We have run our watermaker while on the mooring ball. We have washed our clothes in the marina laundry facilities. It costs $ 3 or $ 4 for a wash, depending on the size of washer that you use. There is a Captain´s lounge with satellite TV. We have often used Pablo (the Marina´s driver) for rides to the bank, the grocery store, etc. Yes, we do give him a tip of $ 2 or $ 3 each time, but we consider this nothing more than securing good relations in a country that favours gratuities.

All in all, we love Marina Zarpar, and it will be hard to leave, but we are headed South-East .....

Received from Haakon Flender: 3 April 2011
SY MARIOINETTE (Norway)

My girlfriend, my friends and I have crossed from Spain to the eastern Caribbean and spent time on various islands on our way towards Florida. I just thought it was worth mentioning our experience in the Dominican Republic before we leave towards Cuba.

When we arrived at Boca Chica (which is 30min drive from Santo Domingo), we were guided by a Marina Zarpar motorboat to show us our slip. After landfall, they helped us tie up our boat and the Marina owner (Frank from New York) and the marina manager, Raul, showed up and greeted us.

Raul arranged with all the Officials (Customs, Immigration, Drug intelligence) to come to our boat and guided us through the process. No problems, except they 12-14 so you must take that into account.

The marina has a free taxi service to common close by destinations like Boca Chica city (very touristy city, but okay for a day), the supermarket and restaurants.

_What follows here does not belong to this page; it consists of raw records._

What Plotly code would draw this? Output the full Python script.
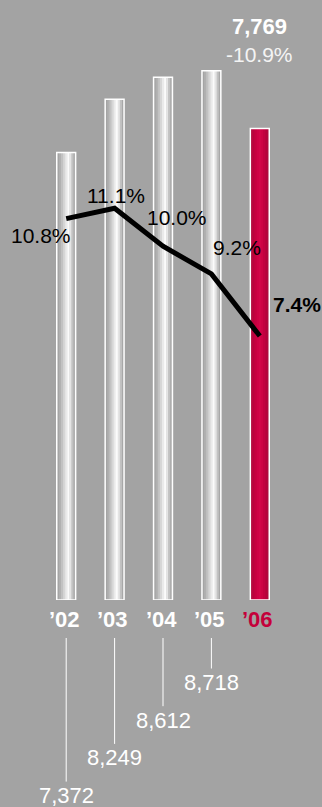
import plotly.graph_objects as go

# ---- data ----
years = ["’02", "’03", "’04", "’05", "’06"]
sales = [7372, 8249, 8612, 8718, 7769]
margin_pct = [10.8, 11.1, 10.0, 9.2, 7.4]

# ---- style ----
BG = "#a3a3a3"
RED = "#c4003a"
FONT = "Liberation Sans, Arial, Helvetica, sans-serif"
silver = ["#a4a4a4", "#b0b0b0", "#c2c2c2", "#d6d6d6", "#eaeaea",
          "#fbfbfb", "#e4e4e4", "#c2c2c2", "#a8a8a8"]
crimson = ["#b00038", "#bc003c", "#c60040", "#ce0245", "#d20648",
           "#cd0344", "#c3003f", "#b8003b", "#ae0037"]

W, H = 322, 807
T, B, L, R = 30, 207, 42, 38
plot_h = H - T - B
BW = 0.39

x = list(range(len(years)))
n = len(silver)
sw = BW / n

fig = go.Figure()
for k in range(n):
    cols = [silver[k]] * (len(x) - 1) + [crimson[k]]
    fig.add_trace(go.Bar(x=x, y=sales, width=sw * 1.2, offset=-BW / 2 + k * sw,
                         marker=dict(color=cols, line=dict(width=0)),
                         hoverinfo="skip", showlegend=False))
fig.add_trace(go.Bar(x=x, y=sales, width=BW, offset=-BW / 2,
                     marker=dict(color="rgba(0,0,0,0)", line=dict(color="white", width=1.5)),
                     hoverinfo="skip", showlegend=False))
fig.add_trace(go.Scatter(x=x, y=margin_pct, yaxis="y2", mode="lines",
                         line=dict(color="black", width=5), hoverinfo="skip", showlegend=False))

ann = []
# percentage labels (offsets in px from each point)
pct_off = [(-25, -17), (1, 13), (14, 29), (26, 26), (37, 31)]
for i, (v, (dx, dy)) in enumerate(zip(margin_pct, pct_off)):
    txt = f"{v:.1f}%"
    if i == len(x) - 1:
        txt = f"<b>{txt}</b>"
    ann.append(dict(x=i, y=v, xref="x", yref="y2", text=txt, showarrow=False,
                    xanchor="center", yanchor="middle",
                    xshift=dx, yshift=dy, font=dict(family=FONT, size=21, color="black")))

# top label for latest year
change = (sales[-1] / sales[-2] - 1) * 100
ann.append(dict(x=x[-1], y=sales[-1], xref="x", yref="y", text=f"<b>{sales[-1]:,}</b>",
                showarrow=False, xanchor="center", yanchor="middle", yshift=102,
                font=dict(family=FONT, size=22, color="white")))
ann.append(dict(x=x[-1], y=sales[-1], xref="x", yref="y", text=f"{change:.1f}%",
                showarrow=False, xanchor="center", yanchor="middle", yshift=74,
                font=dict(family=FONT, size=21, color="#f4f4f4")))

# year labels
base_px = H - B
def to_paper(ypx):
    return (base_px - ypx) / plot_h

for i, yr in enumerate(years):
    col = RED if i == len(x) - 1 else "white"
    ann.append(dict(x=i, y=to_paper(619.5), xref="x", yref="paper", text=f"<b>{yr}</b>",
                    showarrow=False, xanchor="center", yanchor="middle", xshift=-2,
                    font=dict(family=FONT, size=22, color=col)))

# staggered values with leader lines
shapes = []
for i, v in enumerate(sales[:-1]):
    cy = 682.5 + (len(x) - 2 - i) * 37.7
    shapes.append(dict(type="line", xref="x", yref="paper", x0=i, x1=i,
                       y0=to_paper(638), y1=to_paper(cy - 14),
                       line=dict(color="white", width=1)))
    ann.append(dict(x=i, y=to_paper(cy), xref="x", yref="paper", text=f"{v:,}",
                    showarrow=False, xanchor="center", yanchor="middle",
                    font=dict(family=FONT, size=22, color="white")))

fig.update_layout(
    width=W, height=H, margin=dict(t=T, b=B, l=L, r=R),
    paper_bgcolor=BG, plot_bgcolor=BG, barmode="overlay",
    xaxis=dict(range=[-0.5, len(x) - 0.5], visible=False),
    yaxis=dict(range=[0, plot_h / 0.0607], visible=False),
    yaxis2=dict(range=[11.1 - 391.7 / 34.5, 11.1 - 391.7 / 34.5 + plot_h / 34.5],
                overlaying="y", visible=False),
    annotations=ann, shapes=shapes, showlegend=False,
)
fig.write_html("out.html")
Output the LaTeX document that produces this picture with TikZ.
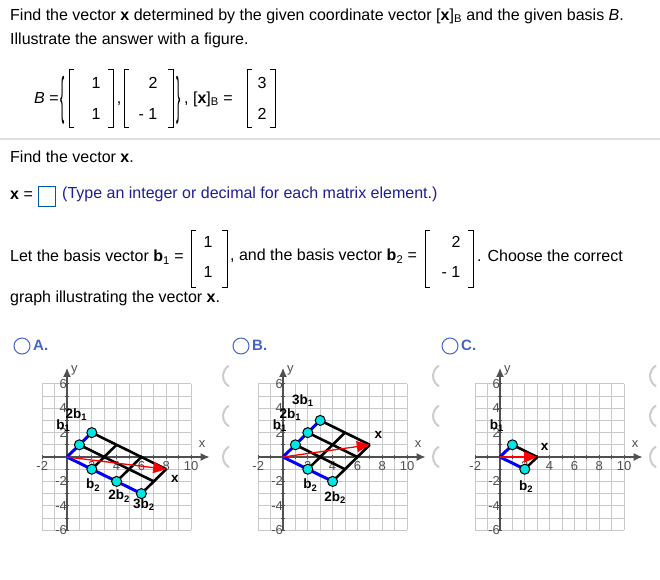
\documentclass[tikz,border=0pt]{standalone}
\usepackage{fontspec}
\setmainfont{Liberation Sans}
\usetikzlibrary{arrows.meta}
\definecolor{gridc}{RGB}{200,200,200}
\definecolor{axc}{RGB}{80,80,80}
\definecolor{qblue}{RGB}{30,30,150}
\definecolor{optb}{RGB}{70,100,200}
\definecolor{cyanpt}{RGB}{0,230,230}
\newcommand{\mybrack}[4]{% x1 x2 ytop ybot
  \draw[line width=1pt] (#1+5,#3) -- (#1,#3) -- (#1,#4) -- (#1+5,#4);
  \draw[line width=1pt] (#2-5,#3) -- (#2,#3) -- (#2,#4) -- (#2-5,#4);}
\newcommand{\panelgrid}{%
  \draw[gridc,line width=0.9pt,step={(1,1)}] (-2,-6) grid (10,6);
  \draw[axc,line width=1.3pt,-{Latex[length=9pt,width=8pt]}] (-2,0) -- (11.5,0);
  \draw[axc,line width=1.3pt,-{Latex[length=9pt,width=8pt]}] (0,-6) -- (0,7.3);
  \foreach \t in {-2,...,10}{\draw[axc,line width=1pt] (\t,-0.2) -- (\t,0.2);}
  \foreach \t in {-6,...,6}{\draw[axc,line width=1pt] (-0.2,\t) -- (0.2,\t);}
  \foreach \t in {-2,2,4,6,8,10}{\node[tk] at (\t,-0.75) {\t};}
  \foreach \t in {-6,-4,-2,2,4,6}{\node[tk,anchor=east] at (0.05,\t) {\t};}
  \node[tk] at (10.9,1.1) {x};
  \node[tk] at (0.6,7.1) {y};}
\tikzset{
  tk/.style={font=\fontsize{13}{14}\selectfont,text=axc,inner sep=0.5pt},
  lb/.style={font=\fontsize{13.5}{14}\selectfont\bfseries,inner sep=0.5pt},
  pt/.style={circle,draw=black,fill=cyanpt,line width=1pt,minimum size=10pt,inner sep=0pt},
  blk/.style={line width=2.6pt,black},
  blu/.style={line width=3pt,blue},
  xa/.style={red,line width=1.3pt,-{Triangle[length=13pt,width=11pt]}},
  opt/.style={circle,draw=optb,line width=1pt,minimum size=16pt,inner sep=0pt},
  ghost/.style={gray!40,line width=2pt},
  tx/.style={font=\fontsize{16}{18}\selectfont,inner sep=0pt,anchor=west},
  br/.style={font=\fontsize{16}{18}\selectfont\lightweight,inner sep=0pt,yscale=3.2,xscale=0.8}
}
\newcommand{\lightweight}{}
\begin{document}
\begin{tikzpicture}[x=1pt,y=-1pt]
\useasboundingbox (0,0) rectangle (660,579);
\fill[white] (0,0) rectangle (660,579);
% header
\node[tx] (t1) at (10,16) {Find the vector \textbf{x} determined by the given coordinate vector [\textbf{x}]\textsubscript{B} and the given basis \textit{B}.};
\node[tx] (t2) at (10,40) {Illustrate the answer with a figure.};
\node[tx] (bq) at (34,98) {\textit{B} =};
\node[br] (lb1) at (63,100) {\{};
\mybrack{69}{113}{69}{127}
\node[tx,anchor=center] (m11) at (96,83) {1};
\node[tx,anchor=center] (m12) at (96,114) {1};
\node[tx,anchor=center] (cm) at (119,104) {,};
\mybrack{124}{173}{69}{127}
\node[tx,anchor=center] (m21) at (153,83) {2};
\node[tx,anchor=center] (m22) at (148,114) {- 1};
\node[br] (rb1) at (179,100) {\}};
\node[tx] (xb) at (184,99) {, [\textbf{x}]\textsubscript{B} =};
\mybrack{247}{275}{69}{127}
\node[tx,anchor=center] (m31) at (262,83) {3};
\node[tx,anchor=center] (m32) at (262,114) {2};
\draw[gray!25,line width=1.2pt] (0,139) -- (660,139);
\node[tx] (fv) at (10,157) {Find the vector \textbf{x}.};
\node[tx] (xe) at (10,195) {\textbf{x} =};
\draw[teal!70!blue,line width=1pt] (38,186) rectangle (55,206);
\node[tx,text=qblue] (ty) at (62,194) {(Type an integer or decimal for each matrix element.)};
\node[tx] (lt) at (10,257) {Let the basis vector \textbf{b}\textsubscript{1} =};
\mybrack{191}{227}{230}{287}
\node[tx,anchor=center] (n11) at (208,242) {1};
\node[tx,anchor=center] (n12) at (208,272) {1};
\node[tx] (an) at (230,256) {, and the basis vector \textbf{b}\textsubscript{2} =};
\mybrack{425}{473}{230}{287}
\node[tx,anchor=center] (n21) at (456,242) {2};
\node[tx,anchor=center] (n22) at (451,272) {- 1};
\node[tx] (ch) at (477,256) {. Choose the correct};
\node[tx] (gi) at (10,298) {graph illustrating the vector \textbf{x}.};
% options
\node[opt] (oa) at (22,346) {};
\node[tx,text=optb,font=\fontsize{15}{17}\selectfont\bfseries] (la) at (33,345) {A.};
\node[opt] (ob) at (241,346) {};
\node[tx,text=optb,font=\fontsize{15}{17}\selectfont\bfseries] (lbb) at (252,345) {B.};
\node[opt] (oc) at (450,346) {};
\node[tx,text=optb,font=\fontsize{15}{17}\selectfont\bfseries] (lc) at (461,345) {C.};
% ghost buttons
\foreach \cx in {235,445,662}{\foreach \cy in {376,416,457}{
  \draw[ghost] (\cx,\cy) ++(120:12) arc[start angle=120,end angle=240,radius=12];}}
% panel A
\begin{scope}[shift={(67,457)},x=12.4pt,y=12.2pt]
\panelgrid
\draw[blk] (1,1) -- (7,-2); \draw[blk] (2,2) -- (8,-1);
\draw[blk] (2,-1) -- (4,1); \draw[blk] (4,-2) -- (6,0); \draw[blk] (6,-3) -- (8,-1);
\draw[blu] (0,0) -- (2,2); \draw[blu] (0,0) -- (6,-3);
\draw[xa] (0,0) -- (8,-1);
\node[pt] (a1) at (1,1) {}; \node[pt] (a2) at (2,2) {};
\node[pt] (a3) at (2,-1) {}; \node[pt] (a4) at (4,-2) {}; \node[pt] (a5) at (6,-3) {};
\node[lb] at (0.75,3.5) {2b\textsubscript{1}};
\node[lb] at (-0.3,2.6) {b\textsubscript{1}};
\node[lb] at (2.1,-2.3) {b\textsubscript{2}};
\node[lb] at (4.2,-3.2) {2b\textsubscript{2}};
\node[lb] at (6.2,-3.9) {3b\textsubscript{2}};
\node[lb] at (8.7,-1.8) {x};
\end{scope}
% panel B
\begin{scope}[shift={(283,457)},x=12.4pt,y=12.2pt]
\panelgrid
\draw[blk] (1,1) -- (5,-1); \draw[blk] (2,2) -- (6,0); \draw[blk] (3,3) -- (7,1);
\draw[blk] (2,-1) -- (5,2); \draw[blk] (4,-2) -- (7,1);
\draw[blu] (0,0) -- (3,3); \draw[blu] (0,0) -- (4,-2);
\draw[xa] (0,0) -- (7,1);
\node[pt] at (1,1) {}; \node[pt] at (2,2) {}; \node[pt] at (3,3) {};
\node[pt] at (2,-1) {}; \node[pt] at (4,-2) {};
\node[lb] at (1.6,4.6) {3b\textsubscript{1}};
\node[lb] at (0.6,3.5) {2b\textsubscript{1}};
\node[lb] at (-0.25,2.6) {b\textsubscript{1}};
\node[lb] at (2.2,-2.3) {b\textsubscript{2}};
\node[lb] at (4.2,-3.3) {2b\textsubscript{2}};
\node[lb] at (7.7,1.8) {x};
\end{scope}
% panel C
\begin{scope}[shift={(500,457)},x=12.4pt,y=12.2pt]
\panelgrid
\draw[blk] (1,1) -- (3,0); \draw[blk] (2,-1) -- (3,0);
\draw[blu] (0,0) -- (1,1); \draw[blu] (0,0) -- (2,-1);
\draw[xa] (0,0) -- (3,0);
\node[pt] at (1,1) {}; \node[pt] at (2,-1) {};
\node[lb] at (-0.25,2.6) {b\textsubscript{1}};
\node[lb] at (2.1,-2.4) {b\textsubscript{2}};
\node[lb] at (3.6,0.8) {x};
\end{scope}
\end{tikzpicture}
\end{document}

Frank actually took us to the city personally in his car the first day to show us some restaurants that he liked. We also got some good advices from Frank for what to do and where to go in the DR. He has lived there for about 20years and knows the country very well.

So after some days at the Marina cleaning the boat and relaxing, we took a taxi to the capital to get the buss to Jarabacoa and Cabarete. The bus is extremely cheap and airconditioned. Jarabacoa is a small city in the mountains where you can start your trekking to Pico Duarte (tallest mountain in the Caribbean, about 3087 meter). I would recommend it if you need to move your legs. Go up to the camp site on one day, and up to the top and down again on day two (arrange with a guide). Cabarete was the next stop and this is a perfect place to Kite- and Windsurf. The beach has alot of nice bars and restaurants as well.

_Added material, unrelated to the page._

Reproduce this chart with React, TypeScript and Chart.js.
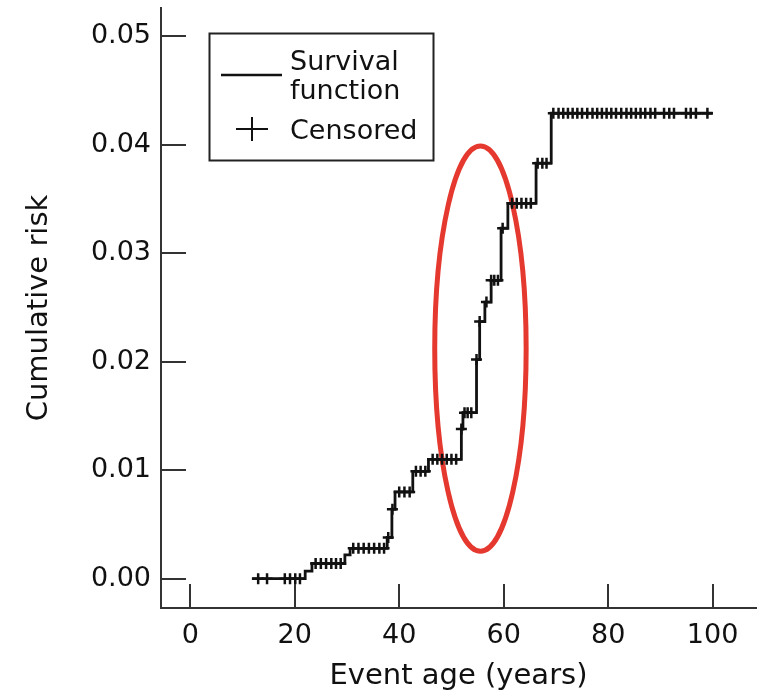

All in all we are very happy with Marina ZarPar and with a super service I personally have not met at any Marina before (Asia, Europe, Caribbean).

It's also worth to mention that Dominican Republic is packed with kind and welcoming people and they have an lively culture and atmosphere. Its quite different from East Caribbean I would say. In a positive way.

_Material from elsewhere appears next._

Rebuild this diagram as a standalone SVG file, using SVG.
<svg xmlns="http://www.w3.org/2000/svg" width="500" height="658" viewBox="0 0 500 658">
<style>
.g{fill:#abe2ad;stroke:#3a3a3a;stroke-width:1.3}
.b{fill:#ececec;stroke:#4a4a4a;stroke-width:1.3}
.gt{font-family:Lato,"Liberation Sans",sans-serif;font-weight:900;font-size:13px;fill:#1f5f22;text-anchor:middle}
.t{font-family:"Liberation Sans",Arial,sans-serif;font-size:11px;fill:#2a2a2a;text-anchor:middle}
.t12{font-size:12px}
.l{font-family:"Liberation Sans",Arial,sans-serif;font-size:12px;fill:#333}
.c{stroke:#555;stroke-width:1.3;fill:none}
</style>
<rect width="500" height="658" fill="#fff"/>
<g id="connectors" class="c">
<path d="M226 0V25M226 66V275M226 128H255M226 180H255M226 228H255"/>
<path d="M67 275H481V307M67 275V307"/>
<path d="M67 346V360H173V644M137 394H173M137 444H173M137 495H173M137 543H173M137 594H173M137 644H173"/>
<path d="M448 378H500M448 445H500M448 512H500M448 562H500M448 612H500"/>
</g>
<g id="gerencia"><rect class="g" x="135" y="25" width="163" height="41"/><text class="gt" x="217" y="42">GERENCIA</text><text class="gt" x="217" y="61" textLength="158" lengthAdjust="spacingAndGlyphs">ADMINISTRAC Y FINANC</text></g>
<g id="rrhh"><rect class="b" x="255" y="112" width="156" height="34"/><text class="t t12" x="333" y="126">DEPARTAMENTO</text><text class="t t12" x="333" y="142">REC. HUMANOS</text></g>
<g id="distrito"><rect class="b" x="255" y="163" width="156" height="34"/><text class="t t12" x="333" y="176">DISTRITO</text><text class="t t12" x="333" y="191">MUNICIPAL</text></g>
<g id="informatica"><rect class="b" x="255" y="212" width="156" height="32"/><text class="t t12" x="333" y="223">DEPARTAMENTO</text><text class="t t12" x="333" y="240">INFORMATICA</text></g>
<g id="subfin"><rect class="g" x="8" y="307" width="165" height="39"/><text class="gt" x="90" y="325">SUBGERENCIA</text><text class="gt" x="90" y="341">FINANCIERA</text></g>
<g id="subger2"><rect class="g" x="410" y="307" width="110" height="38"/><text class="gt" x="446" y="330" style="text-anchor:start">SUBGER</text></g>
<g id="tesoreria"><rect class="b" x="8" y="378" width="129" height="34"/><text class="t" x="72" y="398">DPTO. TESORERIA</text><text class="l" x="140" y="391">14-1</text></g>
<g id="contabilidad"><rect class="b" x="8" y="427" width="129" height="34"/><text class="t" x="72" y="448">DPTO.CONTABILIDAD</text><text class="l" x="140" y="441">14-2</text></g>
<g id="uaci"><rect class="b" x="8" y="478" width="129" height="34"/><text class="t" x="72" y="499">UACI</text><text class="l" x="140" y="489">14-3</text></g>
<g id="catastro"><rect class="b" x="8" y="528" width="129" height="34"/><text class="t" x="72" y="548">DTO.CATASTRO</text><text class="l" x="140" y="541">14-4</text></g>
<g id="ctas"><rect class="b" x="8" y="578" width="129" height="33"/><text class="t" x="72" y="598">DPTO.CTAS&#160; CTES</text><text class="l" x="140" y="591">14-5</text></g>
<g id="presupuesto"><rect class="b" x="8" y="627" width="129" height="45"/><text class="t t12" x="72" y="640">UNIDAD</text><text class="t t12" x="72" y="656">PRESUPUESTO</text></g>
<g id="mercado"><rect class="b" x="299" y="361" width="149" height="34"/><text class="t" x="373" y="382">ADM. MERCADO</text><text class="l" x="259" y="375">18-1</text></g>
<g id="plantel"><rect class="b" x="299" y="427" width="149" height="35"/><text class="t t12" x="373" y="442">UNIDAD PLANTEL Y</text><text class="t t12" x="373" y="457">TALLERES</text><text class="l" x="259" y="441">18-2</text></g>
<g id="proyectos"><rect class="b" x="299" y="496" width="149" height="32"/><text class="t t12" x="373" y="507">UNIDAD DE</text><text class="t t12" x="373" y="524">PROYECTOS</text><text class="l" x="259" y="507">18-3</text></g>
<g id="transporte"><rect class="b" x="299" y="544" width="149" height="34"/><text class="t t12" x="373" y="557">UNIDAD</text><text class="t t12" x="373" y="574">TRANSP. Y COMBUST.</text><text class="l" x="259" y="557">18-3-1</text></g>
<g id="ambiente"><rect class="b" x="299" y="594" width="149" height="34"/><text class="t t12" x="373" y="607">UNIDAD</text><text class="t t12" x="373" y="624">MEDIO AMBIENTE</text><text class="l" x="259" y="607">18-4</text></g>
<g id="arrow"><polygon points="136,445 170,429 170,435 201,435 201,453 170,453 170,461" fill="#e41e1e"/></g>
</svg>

Received from Cade Johnson: 19 April 2011
SY Sand Dollar

Subject: Luperon security

We have been enjoying ourselves here in Luperon for the most part (21 months now!) - friendly local population and new sailors to meet on a regular basis, but several times now we have had our dinghy cast adrift at public docks. We are not aware of having done anything to irritate anyone, in fact, we are conscientious about ducking others lines to reduce the chance of someone having to touch our line at all. It is annoying!

Most people here have not been locking dinghies, but we have reluctantly concluded that it is now necessary.

Speaking of locking, we bought an old SUV here for seeing the country: an '86 Montero with a fair bit of rust. On April 19, 2011, someone tried to steal it from Puerto Blanco Marina, but failed to release the steering column lock and ran it into a rock embankment about 30 feet from where it had been parked, bending the frame and destroying the radiator. About 6 weeks earlier, someone had broken in and stolen a few tools which we'd (perhaps foolishly) been storing there.

So, travelers beware; Luperon has a share of relatively destructive and marginally competent thieves ashore, but the harbor seems to be safe for now.